Sondern, dass junge Menschen einen Wert an sich haben. Und da brauchen wir eine gesamtgesellschaftliche Anstrengung, damit unsere Gesellschaft jugendgerechter wird und wir unsere Entscheidungen jugendgerechter gestalten oder zumindest auf Generationengerechtigkeit überprüfen, damit für alle Generationen ein gutes Leben in unserem Land möglich bleibt. Durch die Fragmentierung der Medienlandschaft fehlt es umso mehr an Medienpädagogik für junge Menschen, damit sie sich in dem „Dschungel“ zurechtfinden und erkennen, was eine seriöse Quelle ist und was nicht.

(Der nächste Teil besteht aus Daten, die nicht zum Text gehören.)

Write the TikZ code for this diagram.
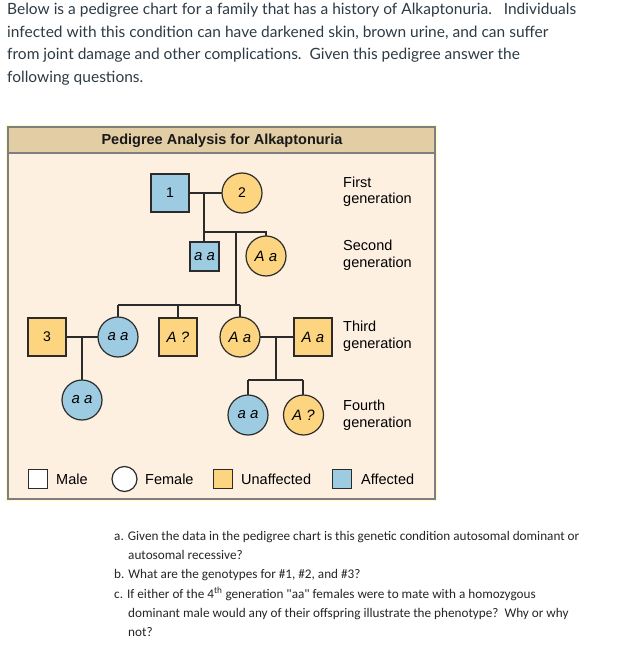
\documentclass[tikz,border=0pt]{standalone}
\usepackage{fontspec}
\setmainfont{Lato}
\newfontfamily\arialf{Liberation Sans}
\newfontfamily\calib{Carlito}
\definecolor{affc}{HTML}{9DCBE2}
\definecolor{unaffc}{HTML}{FDD47F}
\definecolor{bgc}{HTML}{FEF0E1}
\definecolor{titc}{HTML}{E2CDA4}
\definecolor{framec}{HTML}{7F7F7F}
\definecolor{linec}{HTML}{2B2B2B}
\definecolor{txtc}{HTML}{2D3B45}
\begin{document}
\begin{tikzpicture}[x=1pt,y=-1pt,
  conn/.style={draw=linec,line width=1.3pt},
  msq/.style={rectangle,draw=linec,line width=1.2pt,minimum size=38pt,inner sep=0pt,font=\arialf\fontsize{14}{14}\selectfont},
  ssq/.style={rectangle,draw=linec,line width=1.2pt,minimum size=29pt,inner sep=0pt,font=\arialf\itshape\fontsize{15}{15}\selectfont},
  fem/.style={circle,draw=linec,line width=1.2pt,minimum size=40pt,inner sep=0pt,font=\arialf\fontsize{14}{14}\selectfont},
  geno/.style={font=\arialf\itshape\fontsize{15}{15}\selectfont},
  aff/.style={fill=affc},
  unaff/.style={fill=unaffc},
  genlab/.style={anchor=west,align=left,inner sep=0pt,font=\arialf\fontsize{14.5}{16.5}\selectfont},
  leglab/.style={anchor=west,inner sep=0pt,font=\arialf\fontsize{14.5}{16.5}\selectfont},
  toptxt/.style={anchor=base west,inner sep=0pt,text=txtc,font=\fontsize{15.5}{18}\selectfont},
  qtxt/.style={anchor=base west,inner sep=0pt,text=black!85,font=\calib\fontsize{13.2}{15}\selectfont}]
\useasboundingbox (0,0) rectangle (619,647);
\fill[white] (0,0) rectangle (619,647);
% top text
\node[toptxt] (t1) at (7,15) {Below is a pedigree chart for a family that has a history of Alkaptonuria.\ \ \ Individuals};
\node[toptxt] (t2) at (7,37.5) {infected with this condition can have darkened skin, brown urine, and can suffer};
\node[toptxt] (t3) at (7,60) {from joint damage and other complications.\ \ Given this pedigree answer the};
\node[toptxt] (t4) at (7,82.5) {following questions.};
% frame
\draw[draw=yellow!25,line width=4pt] (8,127) rectangle (435,499);
\fill[bgc] (8,127) rectangle (435,499);
\fill[titc] (8,127) rectangle (435,153);
\draw[framec,line width=1.3pt] (8,153) -- (435,153);
\draw[framec,line width=2pt] (8,127) rectangle (435,499);
\node[font=\arialf\bfseries\fontsize{14.5}{16}\selectfont,text=black!90] (title) at (222,141) {Pedigree Analysis for Alkaptonuria};
% coordinates
\coordinate (m1) at (204,193);
\coordinate (s2a) at (204,232);
\coordinate (s2b) at (266,232);
\coordinate (s2c) at (236,232);
\coordinate (s3c) at (236,305);
\coordinate (s3a) at (118,305);
\coordinate (s3b) at (178,305);
\coordinate (s3d) at (240,305);
\coordinate (m3) at (82,337);
\coordinate (m4) at (276,337);
\coordinate (s4m) at (276,380);
\coordinate (s4a) at (248,380);
\coordinate (s4b) at (303,380);
% connectors
\draw[conn] (170,193) -- (242,193);
\draw[conn] (m1) -- (s2a) -- (s2b) -- (266,240);
\draw[conn] (s2a) -- (204,245);
\draw[conn] (s2c) -- (s3c);
\draw[conn] (s3a) -- (s3d);
\draw[conn] (s3a) -- (118,320);
\draw[conn] (s3b) -- (178,320);
\draw[conn] (s3d) -- (240,320);
\draw[conn] (47,337) -- (118,337);
\draw[conn] (m3) -- (82,382);
\draw[conn] (240,337) -- (313,337);
\draw[conn] (m4) -- (s4m);
\draw[conn] (s4a) -- (s4b);
\draw[conn] (s4a) -- (248,398);
\draw[conn] (s4b) -- (303,398);
% first generation
\node[msq,aff] (p1) at (170,193) {1};
\node[fem,unaff] (p2) at (242,193) {2};
% second generation
\node[ssq,aff] (g2m) at (204.5,256.5) {a a};
\node[fem,unaff,geno] (g2f) at (266,256) {A a};
% third generation
\node[msq,unaff] (p3) at (47,337) {3};
\node[fem,aff,geno] (g3a) at (118,337) {a a};
\node[msq,unaff,geno] (g3b) at (178,337) {A ?};
\node[fem,unaff,geno] (g3c) at (240,337) {A a};
\node[msq,unaff,geno] (g3d) at (313,337) {A a};
% fourth generation
\node[fem,aff,geno] (g4a) at (82,400) {a a};
\node[fem,aff,geno] (g4b) at (248,415) {a a};
\node[fem,unaff,geno] (g4c) at (303.5,415) {A ?};
% generation labels
\node[genlab] (l1) at (343,192) {First\\generation};
\node[genlab] (l2) at (343,255) {Second\\generation};
\node[genlab] (l3) at (343,336) {Third\\generation};
\node[genlab] (l4) at (343,415) {Fourth\\generation};
% legend
\node[rectangle,draw=linec,line width=1.2pt,fill=white,minimum size=19pt,inner sep=0pt] (lm) at (38,479) {};
\node[leglab] (lmt) at (56,479) {Male};
\node[circle,draw=linec,line width=1.2pt,fill=white,minimum size=25pt,inner sep=0pt] (lf) at (124.5,479) {};
\node[leglab] (lft) at (145,479) {Female};
\node[rectangle,draw=linec,line width=1.2pt,unaff,minimum size=19pt,inner sep=0pt] (lu) at (223,479) {};
\node[leglab] (lut) at (241,479) {Unaffected};
\node[rectangle,draw=linec,line width=1.2pt,aff,minimum size=19pt,inner sep=0pt] (la) at (342,479) {};
\node[leglab] (lat) at (361,479) {Affected};
% questions
\node[qtxt] (q1) at (114,540) {a. Given the data in the pedigree chart is this genetic condition autosomal dominant or};
\node[qtxt] (q1b) at (128,559) {autosomal recessive?};
\node[qtxt] (q2) at (114,578) {b. What are the genotypes for \#1, \#2, and \#3?};
\node[qtxt] (q3) at (114,598) {c. If either of the 4\textsuperscript{th} generation "aa" females were to mate with a homozygous};
\node[qtxt] (q3b) at (128,617) {dominant male would any of their offspring illustrate the phenotype?\ \ Why or why};
\node[qtxt] (q3c) at (128,636) {not?};
\end{tikzpicture}
\end{document}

Auch das wäre ein Beitrag, den wir ältere Menschen leisten können, um junge Menschen zu unterstützen, einen guten Weg in die Demokratie zu finden.

Die Jugend ist die Zukunft unserer Demokratie, heißt es auf der Website des Bundesjugendringes. Sehen Sie die Demokratie in Gefahr, wenn Jugendliche nicht mehr in Entscheidungsprozesse eingebunden werden?


Ich würde es nicht so dramatisch sehen. Unsere Demokratie ist nicht radikal gefährdet. Aber ich glaube, es passiert gerade viel Fahrlässiges, das unsere Demokratie gefährdet. Ich sehe das Risiko, dass Teile der jungen Menschen von diesem System abgehängt werden. Weil wir nicht in sie investieren, weil wir sie nicht ernst nehmen, weil wir sie nicht als Akteure und Entscheider begreifen. Ich sehe das Risiko, dass Radikale und Verschwörungstheoretiker diese Lücke füllen. In dem Moment, wo wir die jungen Menschen verlieren, verlieren wir irgendwann die Zukunft. Dann haben wir in zehn, zwanzig, dreißig Jahren ein viel größeres Problem. Wer soll denn unsere gesamte Zivilgesellschaft am Laufen halten, wenn wir eine Demokratie sind ohne Demokraten?